Re: [PATCH 0/4] powercap/dtpm: Add the DTPM framework

From: Hans de Goede
Date: Tue Oct 13 2020 - 08:47:53 EST


Hi,

On 10/12/20 6:02 PM, Daniel Lezcano wrote:
On 12/10/2020 13:46, Hans de Goede wrote:
Hi Daniel,

On 10/12/20 12:30 PM, Daniel Lezcano wrote:

<snip>

Here the proposed interface is already exported in userspace via the
powercap framework which supports today the backend driver for the RAPL
register.

You say that some sort of power/ balanced power / balanced /
balanced performance / performance setting in is already exported
through the powercap interface today (if I understand you correctly)?

Sorry, I was unclear. I meant 'Here the proposed interface' referring to
the powercap/dtpm. There is no profile interface in the powercap framework.

Ah, I see.

<snip>

A side note, related to your proposal, not this patch. IMO it suits
better to have /sys/power/profile.

cat /sys/power/profile

power
balanced_power *
balanced
balanced_performance
performance

The (*) being the active profile.

Interesting the same thing was brought up in the discussion surrounding
RFC which I posted.

The downside against this approach is that it assumes that there
only is a single system-wide settings. AFAIK that is not always
the case, e.g. (AFAIK):

1. The intel pstate driver has something like this
   (might this be the rapl setting you mean? )

2. The X1C8 has such a setting for the embedded-controller, controlled
   through the ACPI interfaces which thinkpad-acpi used

3. The hp-wmi interface allows selecting a profile which in turn
   (through AML code) sets a bunch of variables which influence how
   the (dynamic, through mjg59's patches) DPTF code controls various
   things

At least the pstate setting and the vendor specific settings can
co-exist. Also the powercap API has a notion of zones, I can see the
same thing here, with a desktop e.g. having separate performance-profile
selection for the CPU and a discrete GPU.

So limiting the API to a single /sys/power/profile setting seems a
bit limited and I have the feeling we will regret making this
choice in the future.

With that said your proposal would work well for the current
thinkpad_acpi / hp-wmi cases, so I'm not 100% against it.
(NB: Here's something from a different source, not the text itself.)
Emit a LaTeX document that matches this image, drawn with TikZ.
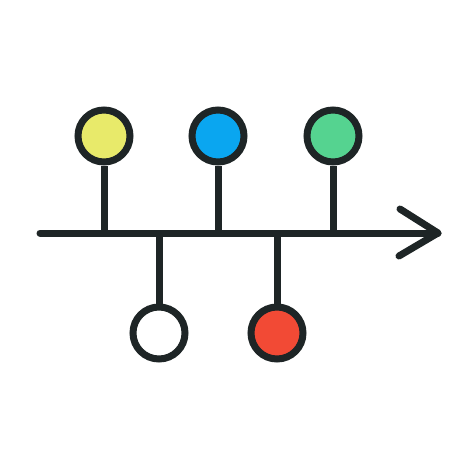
\documentclass[tikz,border=0pt]{standalone}
\definecolor{ink}{HTML}{1E2526}
\definecolor{cyellow}{HTML}{E8EA6A}
\definecolor{cblue}{HTML}{0AA6F0}
\definecolor{cgreen}{HTML}{55D390}
\definecolor{cred}{HTML}{F24A35}
\begin{document}
\begin{tikzpicture}[x=1pt,y=-1pt,
  dot/.style={circle,draw=ink,line width=7pt,minimum size=52pt,inner sep=0pt},
  stroke/.style={draw=ink,line width=7pt}]
\useasboundingbox[fill=white] (0,0) rectangle (474,474);
% main axis
\coordinate (start) at (40,233);
\coordinate (tip) at (438,233);
\coordinate (ta) at (400,209);
\coordinate (tb) at (399,256);
\draw[stroke,line cap=round] (start) -- (tip);
\draw[stroke,line cap=round,line join=round] (ta) -- (tip) -- (tb);
% points on axis
\coordinate (p1) at (104,233);
\coordinate (p2) at (218,233);
\coordinate (p3) at (333,233);
\coordinate (q1) at (159,233);
\coordinate (q2) at (277,233);
% circles
\node[dot,fill=cyellow] (c1) at (104,136) {};
\node[dot,fill=cblue] (c2) at (218,136) {};
\node[dot,fill=cgreen] (c3) at (333,136) {};
\node[dot,fill=white] (d1) at (159,333) {};
\node[dot,fill=cred] (d2) at (277,333) {};
% stems
\draw[stroke] (c1.south) -- (p1);
\draw[stroke] (c2.south) -- (p2);
\draw[stroke] (c3.south) -- (p3);
\draw[stroke] (q1) -- (d1.north);
\draw[stroke] (q2) -- (d2.north);
\end{tikzpicture}
\end{document}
This would require adding some internal API to the code which
owns the /sys/power root-dir to allow registering a profile
provider I guess. But that would also immediately bring the
question, what if multiple drivers try to register themselves
as /sys/power/profile provider ?

Did you consider putting the profile on a per device basis ?

eg.

/sys/devices/system/cpu/cpu[0-9]/power/profile

May be make 'energy_performance_preference' obsolete in
/sys/devices/system/cpu/cpufreq ?

When one device sets the profile, all children will have the same profile.

eg.

A change in /sys/devices/system/cpu/power/profile will impact all the
underlying cpu[0-9]/power/profile

Or a change in /sys/devices/power/profile will change all profiles below
/sys/devices.

Well that is a high level suggestion, I don't know how that can fit with
the cyclic sysfs hierarchy.

A problem with I see with making this a per-device power setting is that
only a few devices will actually have this; and then the question becomes
how does userspace discover / find these devices ? Typically for these kinda
discovery problems we use a sysfs class as a solution to group devices
offering the same functionailty (through the same standardized sysfs API)
together. Which circles back to my original RFC proposal for this.